The Coyote kept a direct course towards the younger buck, which was on its side of the fence. The deer quickly became aware of the interloper, and began moving off. I was hoping for some sort of strange encounter, and stood ready to photo-document it, but nothing doing. I suspect the 'yote was just passing through - can't imagine it would have taken on a deer that size, but the scene made for great wildlife watching.

A Mink carries a giant half-eaten bullfrog. This one was a stroke of great luck. I was standing along a marsh at Killdeer Plains Wildlife Area in Wyandot County, photographing two Northern Shrikes mixing it up in a tall cottonwood tree. I had my camera mounted on a tripod, with the 500mm lens with 1.4 extender, making it a 700mm. Just as with that Coyote, a movement in the grasses caught my eye, and I looked over to see the Mink tearing across the dike.

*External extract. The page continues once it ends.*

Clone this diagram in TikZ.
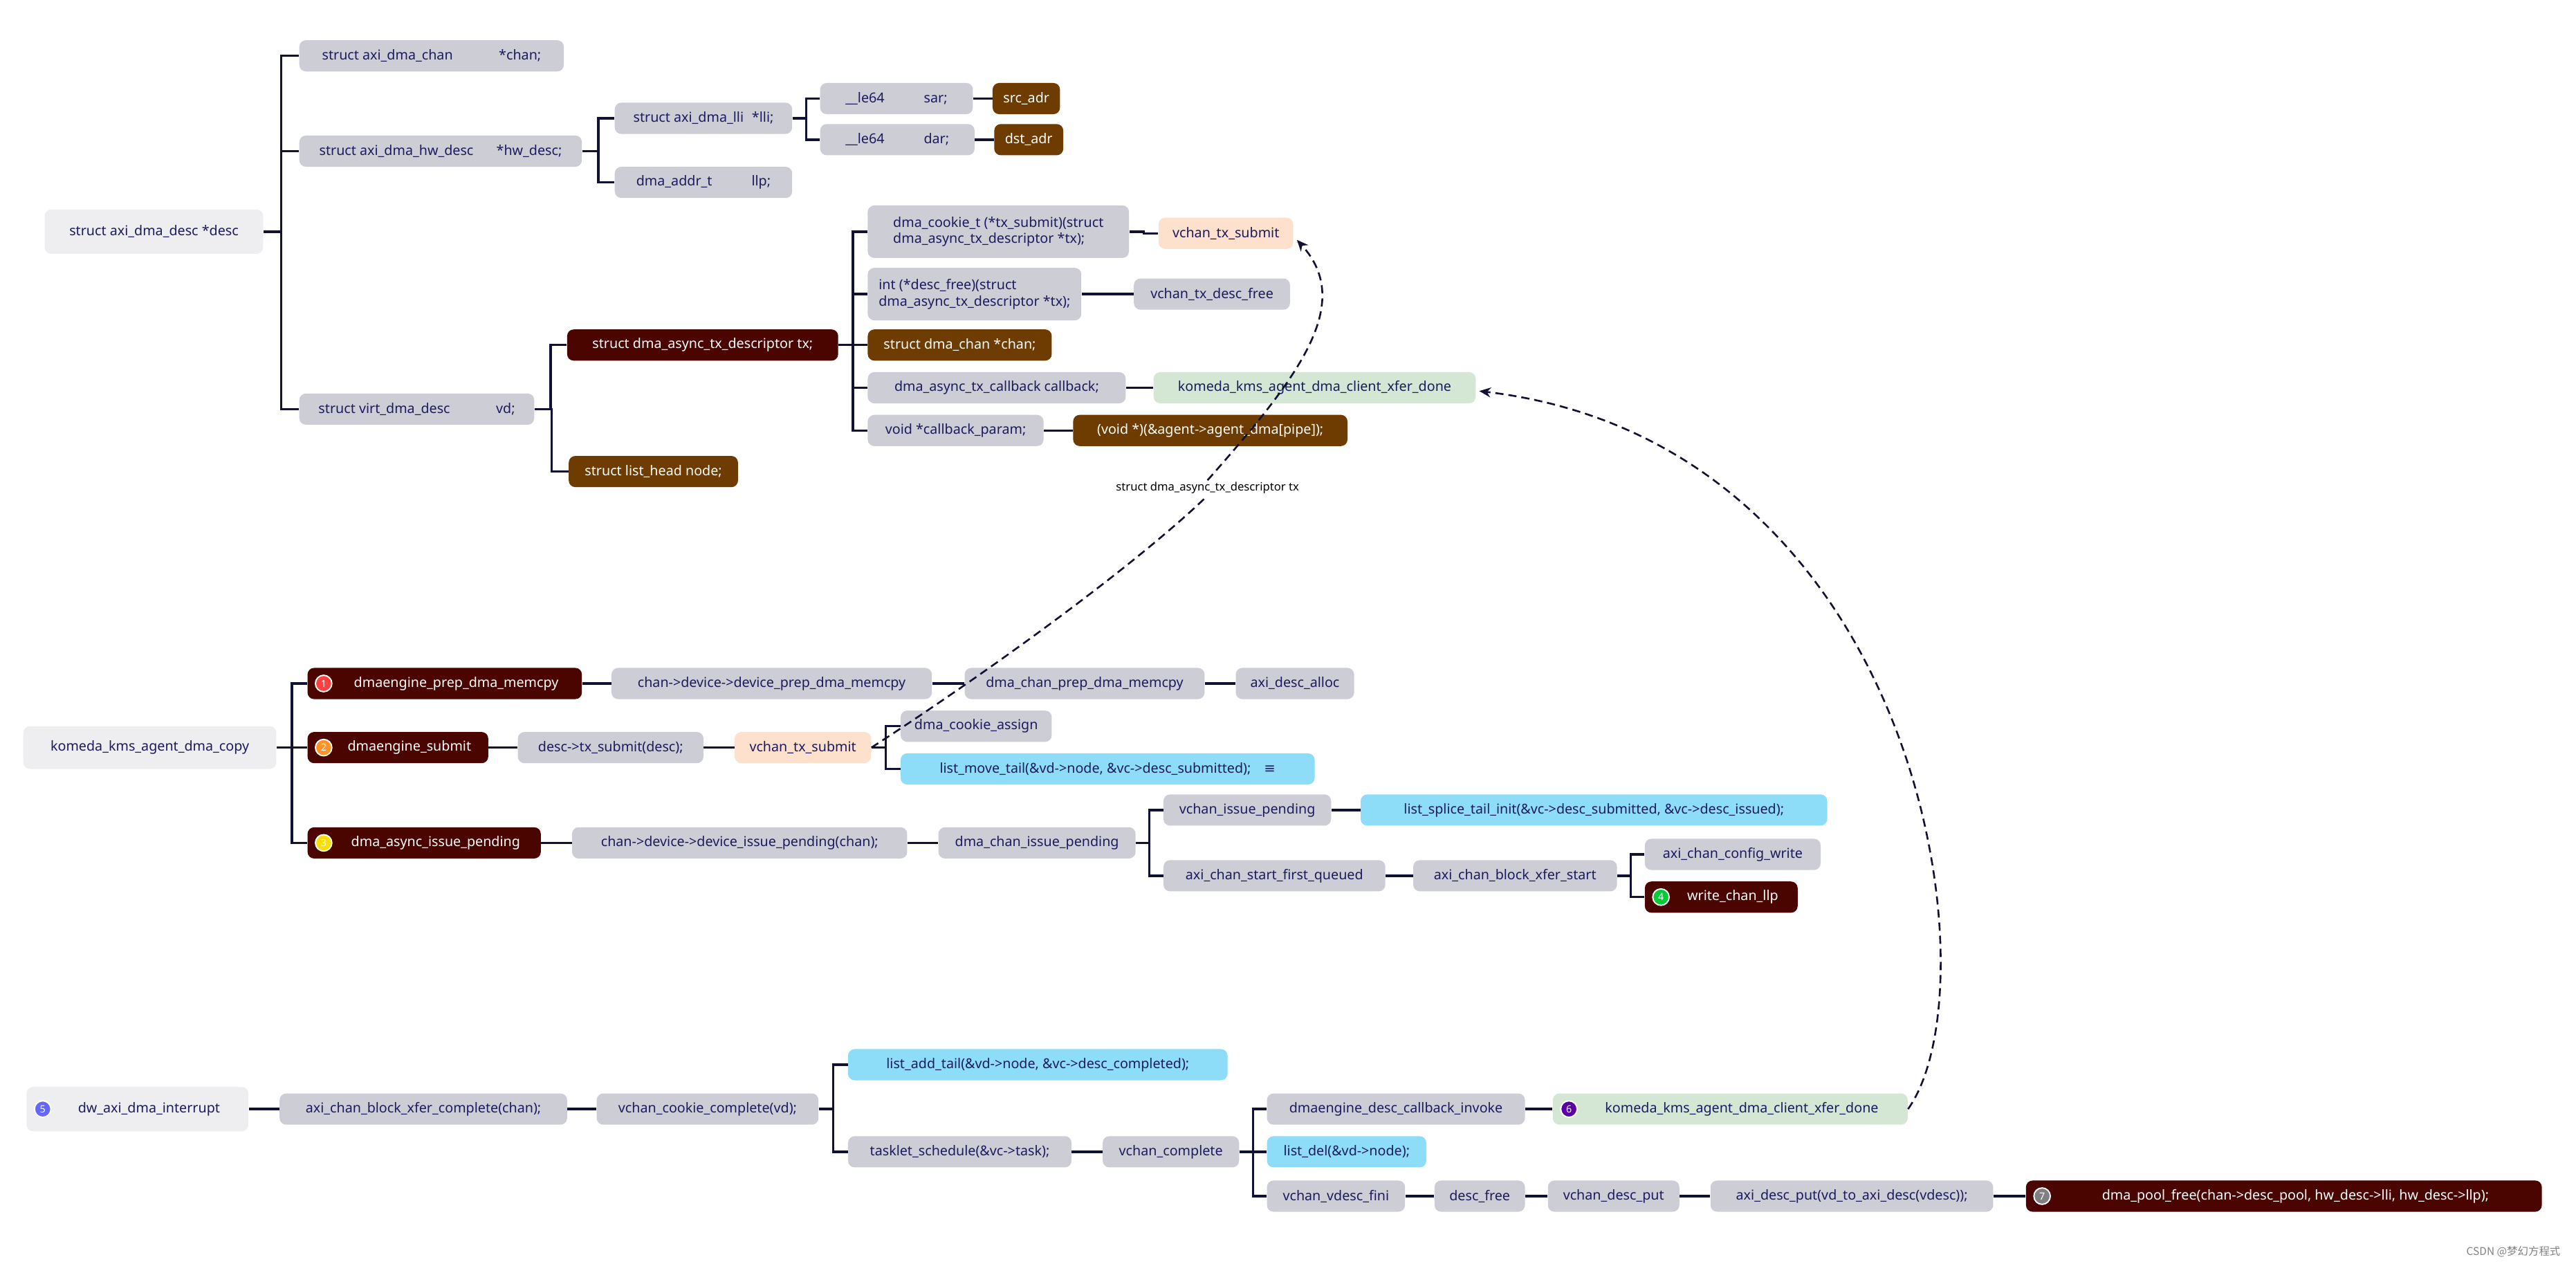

Shrikes temporarily forgotten, I whirled the camera onto the Mink and began clicking away. It still apparently hadn't seen me and was loping right to my spot. Unfortunately, I was somewhat over-lensed given its close proximity, and only managed this one keeper shot. The mild haze in the foreground is due to some grass blades between me and it. The photo was shot at just about the same time that it saw me, and clicked into high gear. Like a supercharged furry slinky, it bounded into dense cattails never to be seen again.


Anonymous said…
My wife and I while paddling on Griggs Reservoir in Columbus have had the opportunity to see a number of Mink. Who would think, in the middle of the city.
What a fun watch. I'm glad you had your camera ready for the mink too. I saw this very scene one time. I had my camera in hand and stood dumbfounded watching the mink with a big ole bullfrog in it's chops as it crossed a road, stopped to look at me and then went on. I just watched.